In another famous case, a white settler in Nakuru murdered an African by suffocating him after locking up the victim in a cupboard for a whole night.

Asked by the trial magistrate why he did it, he replied that while flogging the servant, he’d kept shouting in Kiswahili: “Nataka kufa” which the settler took to mean “I want to die”, instead of “I am about to die”, which was the servant’s way of asking for mercy.

The settler told the court that since the servant had “expressed” a wish to die and flogging couldn’t kill him, he decided to lock him in the cupboard for the night and let him die there! Amazingly, the court set free the unremorseful killer with only a warning never to repeat it again!

Peter Poole’s luck in getting away with murder abruptly ended that morning 60 years ago when he shot dead his cook. To his utter surprise and that of the white settler community in Kenya, he was arraigned in court and charged with murder. But up to that point, he and his ilk thought it was business as usual and that after going through the motions, and tempers cooled, he would quietly be set free to go back home and wait for the next opportunity to kill a “bloody African”.

He was wrong. The white jury returned a verdict of guilty as charged. The trial judge agreed and passed a death sentence.

The story made world headlines and aroused great fury in white settlers and among the racists in Britain and everywhere else in the world. Why on earth hang a white “merely” for killing an African! How?

Poole’s lawyers appealed against the sentence, but the colonial Supreme Court in Nairobi upheld judgment by the lower court on December 10, 1959.
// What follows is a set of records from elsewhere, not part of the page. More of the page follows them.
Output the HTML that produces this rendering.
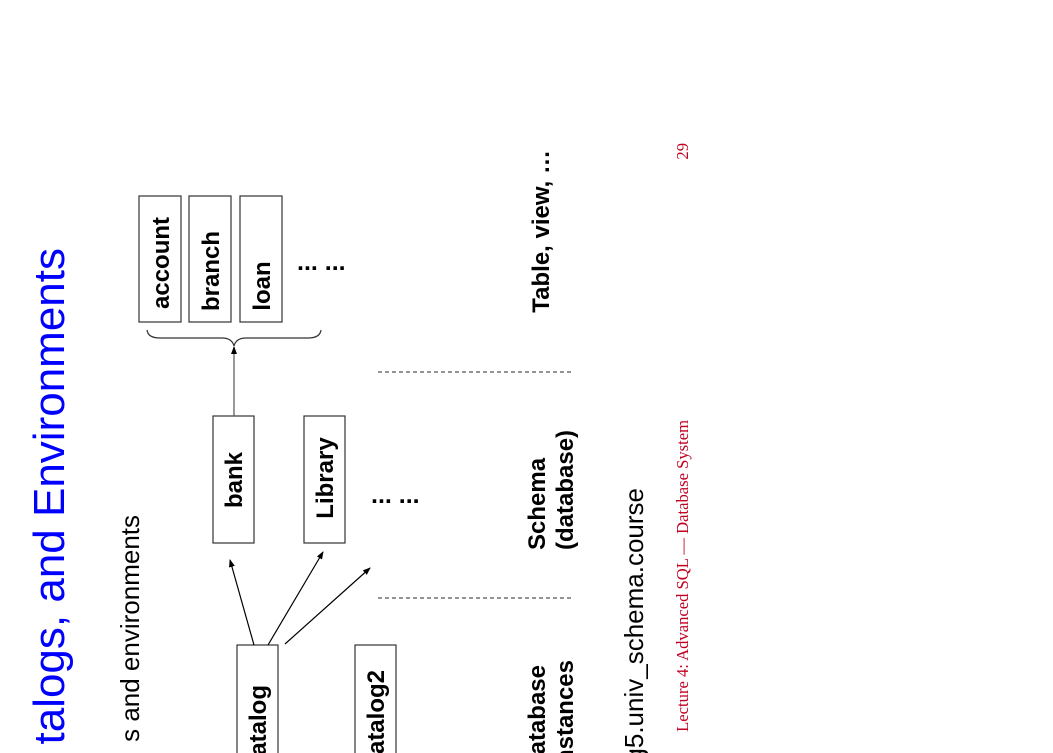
<!DOCTYPE html>
<html><head><meta charset="utf-8"><style>
html,body{margin:0;padding:0;background:#fff;width:1053px;height:753px;overflow:hidden;}
svg{display:block;}
</style></head><body>
<svg width="1053" height="753" viewBox="0 0 1053 753" xmlns="http://www.w3.org/2000/svg" font-family="Liberation Sans, Arial, sans-serif">
<defs><marker id="ah" markerWidth="8" markerHeight="8" refX="7" refY="4" orient="auto" markerUnits="userSpaceOnUse"><path d="M0,1 L8,4 L0,7 z" fill="#000"/></marker></defs>
<text transform="translate(64,248) rotate(-90)" text-anchor="end" font-size="44" fill="#0000ff">talogs, and Environments</text>
<text transform="translate(139,515) rotate(-90)" text-anchor="end" font-size="26" fill="#000">s and environments</text>
<g fill="#fff" stroke="#333" stroke-width="1.2">
<rect x="139" y="196" width="42" height="126"/>
<rect x="189" y="196" width="42" height="126"/>
<rect x="240" y="196" width="42" height="126"/>
<rect x="213" y="416" width="41" height="127"/>
<rect x="304" y="416" width="41" height="127"/>
<rect x="237" y="645" width="41" height="120"/>
<rect x="355" y="645" width="41" height="120"/>
</g>
<g font-weight="bold" font-size="24" fill="#000" text-anchor="middle">
<text transform="translate(169,263) rotate(-90)">account</text>
<text transform="translate(219,271) rotate(-90)">branch</text>
<text transform="translate(270,286) rotate(-90)">loan</text>
<text transform="translate(242,480) rotate(-90)">bank</text>
<text transform="translate(333,478) rotate(-90)">Library</text>
</g>
<g font-weight="bold" font-size="24" fill="#000" text-anchor="end">
<text transform="translate(266,685) rotate(-90)">catalog</text>
<text transform="translate(384,670) rotate(-90)">catalog2</text>
</g>
<text x="297" y="270" font-weight="bold" font-size="25">... ...</text>
<text x="371" y="503" font-weight="bold" font-size="25">... ...</text>
<path d="M147,330 Q148,338 160,338 L222,338 Q232,338 234,346 Q236,338 246,338 L308,338 Q320,338 321,330" fill="none" stroke="#333" stroke-width="1.2"/>
<g stroke="#000" stroke-width="1.2" marker-end="url(#ah)">
<line x1="234" y1="416" x2="234" y2="347" stroke="#555"/>
<line x1="254" y1="645" x2="230" y2="560"/>
<line x1="268" y1="645" x2="323" y2="552"/>
<line x1="285" y1="644" x2="370" y2="568"/>
</g>
<g stroke="#555" stroke-width="1.2" stroke-dasharray="4,3">
<line x1="378" y1="372" x2="572" y2="372"/>
<line x1="378" y1="598" x2="572" y2="598"/>
</g>
<g font-weight="bold" font-size="24" fill="#000">
<text transform="translate(549,150) rotate(-90)" text-anchor="end">Table, view, …</text>
<text transform="translate(545,550) rotate(-90)">Schema</text>
<text transform="translate(573,550) rotate(-90)">(database)</text>
<text transform="translate(545,665) rotate(-90)" text-anchor="end">Database</text>
<text transform="translate(573,660) rotate(-90)" text-anchor="end">instances</text>
</g>
<text transform="translate(643,488) rotate(-90)" text-anchor="end" font-size="26" fill="#000">catalog5.univ_schema.course</text>
<text transform="translate(688,420) rotate(-90)" text-anchor="end" font-size="16.6" fill="#c00020" font-family="Liberation Serif, serif">Lecture 4: Advanced SQL — Database System</text>
<text transform="translate(688,143) rotate(-90)" text-anchor="end" font-size="16.6" fill="#c00020" font-family="Liberation Serif, serif">29</text>
</svg>
</body></html>
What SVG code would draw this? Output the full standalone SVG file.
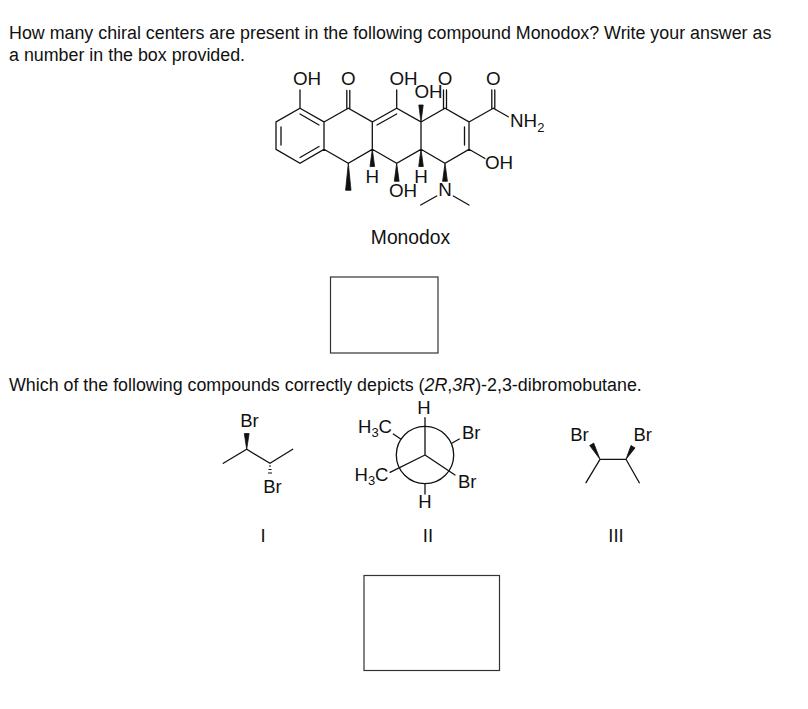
<svg xmlns="http://www.w3.org/2000/svg" width="808" height="709" viewBox="0 0 808 709">
<style>
text{font-family:"Liberation Sans",Arial,sans-serif;font-size:16px;fill:#111}
.q{font-size:17.85px}
.c{text-anchor:middle}
.a{font-size:18.8px}
.b{font-size:18.5px}
.m{font-size:19.3px}
.l{fill:none;stroke:#111;stroke-width:1.3;stroke-linecap:round}
.w{fill:#111;stroke:#111;stroke-width:0.8;stroke-linejoin:round}
.box{fill:#fff;stroke:#333;stroke-width:1.2}
</style>
<rect width="808" height="709" fill="#fff"/>
<g id="question-1"><text class="q" x="9" y="39">How many chiral centers are present in the following compound Monodox? Write your answer as</text><text class="q" x="9" y="61">a number in the box provided.</text></g>
<g id="monodox">
<path class="l" d="M300 108.300L324 122L324 149.300L300 163.300L276 149.300L276 122ZM300 114L319 125M281 127V145M300 157.500L319 146.500M300 108.300V90M324 122L348.300 108.300L372.300 122L372.300 149.300L348.300 163.300L324 149.300M346.800 108.300V90.500M349.800 108.300V90.500M372.300 122L396.700 108.300L421 122L421 149.300L396.700 163.300L372.300 149.300M377 125L396.700 114M396.700 108.300V90M421 122L445 108.300L469 122L469 149.300L445 163.300L421 149.300M443.500 108.300V90M446.500 108.300V90M464.500 127V145M469 122L493.300 108.300M491.800 108.300V90M494.800 108.300V90M493.300 108.300L508.300 116.700M469 149.300L485 158.500M420.700 205L436.700 196M453.300 196L469 205"/>
<path class="w" d="M348.300 163.300L345.600 190.300H351ZM372.300 149.300L370 166.500H374.600ZM396.700 163.300L394.300 181.300H399.100ZM421 149.300L418.700 166.500H423.300ZM445 163.300L442.600 181.300H447.400ZM421 122L418.800 105H423.200Z"/>
<text class="a c" x="307" y="84.500">OH</text><text class="a c" x="348.300" y="84.500">O</text><text class="a c" x="403.500" y="84.500">OH</text><text class="a c" x="428.500" y="97.500">OH</text><text class="a c" x="445" y="84.500">O</text><text class="a c" x="493.300" y="84.500">O</text>
<text class="a" x="510" y="127">NH<tspan dy="5" font-size="13">2</tspan></text><text class="a" x="485" y="169">OH</text><text class="a c" x="372.300" y="182.500">H</text><text class="a c" x="421" y="182.500">H</text><text class="a c" x="403" y="196.500">OH</text><text class="a c" x="445" y="196">N</text>
</g>
<g id="label-monodox"><text class="m c" x="410.500" y="244">Monodox</text></g>
<g id="answer-box-1"><rect class="box" x="330.500" y="277" width="107.500" height="76"/></g>
<g id="question-2"><text class="q" x="9" y="391">Which of the following compounds correctly depicts (<tspan font-style="italic">2R</tspan>,<tspan font-style="italic">3R</tspan>)-2,3-dibromobutane.</text></g>
<g id="compound-i">
<path class="l" d="M223.300 463.300L246.700 449.300L270 463.300L292.700 449.300"/>
<path class="w" d="M246.700 449.300L244.300 433.500H249.100Z"/>
<path d="M269 466H271M268.500 469.500H271.500M268 473H272" stroke="#111" stroke-width="1.200" fill="none"/>
<text class="b c" x="249.500" y="427">Br</text><text class="b c" x="272.500" y="493">Br</text><text class="b c" x="263" y="541.500">I</text>
</g>
<g id="compound-ii">
<circle class="l" cx="425" cy="455" r="28.700"/>
<path class="l" d="M425 455V417.700M425 455L390 472.300M425 455L455 475M425 484.300V494M393.300 434L400.700 439M451.700 443.300L459.300 439"/>
<text class="b c" x="424" y="413.500">H</text><text class="b c" x="425" y="508">H</text><text class="b" x="358" y="433">H<tspan dy="4" font-size="13">3</tspan><tspan dy="-4">C</tspan></text><text class="b" x="354.500" y="480.500">H<tspan dy="4" font-size="13">3</tspan><tspan dy="-4">C</tspan></text><text class="b" x="462" y="439">Br</text><text class="b" x="458" y="487.500">Br</text><text class="b c" x="428" y="541.500">II</text>
</g>
<g id="compound-iii">
<path class="l" d="M586 482.700L600 459.300H626L639.300 482.700"/>
<path class="w" d="M600 459.300L589.700 445.500L593.700 443.100ZM626 459.300L631 445.500L635 447.900Z"/>
<text class="b c" x="579.500" y="441">Br</text><text class="b c" x="642.700" y="441">Br</text><text class="b c" x="616" y="541.500">III</text>
</g>
<g id="answer-box-2"><rect class="box" x="364" y="575.500" width="135.500" height="95"/></g>
<g id="connectors"></g>
</svg>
Peter Poole would have to die for his crime.

Unbelieving, his parents and settlers in Kenya collected 25,000 signatures — a very huge figure those days — and petitioned the colonial Governor of Kenya to pardon him.

The Governor said his hands were tied and declined. The petition was forwarded to the Queen of England. Her Majesty, too, was in no mood to forgive the crime. August 18, 1960, was set as the date for Poole with the hangman.

It is while in prison waiting to be hanged that the “great” Poole got humbled and came to acknowledge the existence of God and sought repentance. Before that, he believed he was “god” by himself with powers to kill at will.

The about-turn came through his guard and cousin to the cook he had killed. Musunge was a staunch believer and member of the congregation at what was then called Nairobi Evangelistic Centre, which is today Christ is the Answer (Citam) church on Valley Road.

Poole knew his servant to be a devout member of the church and one day while visiting him in prison, he asked Musunge to ask his pastor, a Canadian known as Rev Richard Bombay, to come and pray for him. The preacher agreed and went to meet Poole.

In a church memoir available at Citam church, Rev Bombay says he started by taking Poole through the story of Jesus Christ, crucifixion, resurrection, and forgiveness of sins through repentance. According to the pastor, he avoided discussing Poole’s crime and left him to judge himself, feel remorseful which he wasn’t up to at that point, and seek forgiveness.

After weeks of visits by Rev Bombay, Poole confessed his faith in Jesus Christ, accepted his sins, and together with the pastor he prayed for forgiveness. Subsequently, Rev Bombay made arrangements for Poole to be baptised. A bathtub was ferried to Nairobi Prison (now Industrial Area Prison) for Poole to be baptised through immersion.

His parents and all his servants came to witness the ceremony and where he sought forgiveness from his servants for all the ill treatment he had done.

With all petitions for mercy rejected, he sent for Rev Bombay and made a last confession: “Now I know for sure I will be hanged. But it hasn’t changed my faith. I have not lost what God has given me in here (pointing at his heart). If what you have told me about eternal life and heaven is true, it doesn’t matter very much what happens to my body, does it?”

On the day he was executed, the Rev Bombay came for the last prayer minutes before the noose was put on Poole’s neck.

Together they recited the words of Psalms 23: “The Lord is my Shepherd … … though I walk through the valley of the shadow of death … you’re with me …”

And off went the trapdoor, and Poole dropped down the valley of death. Wherever he went, I hope he saw his cook Kamawe Musunge in the other world.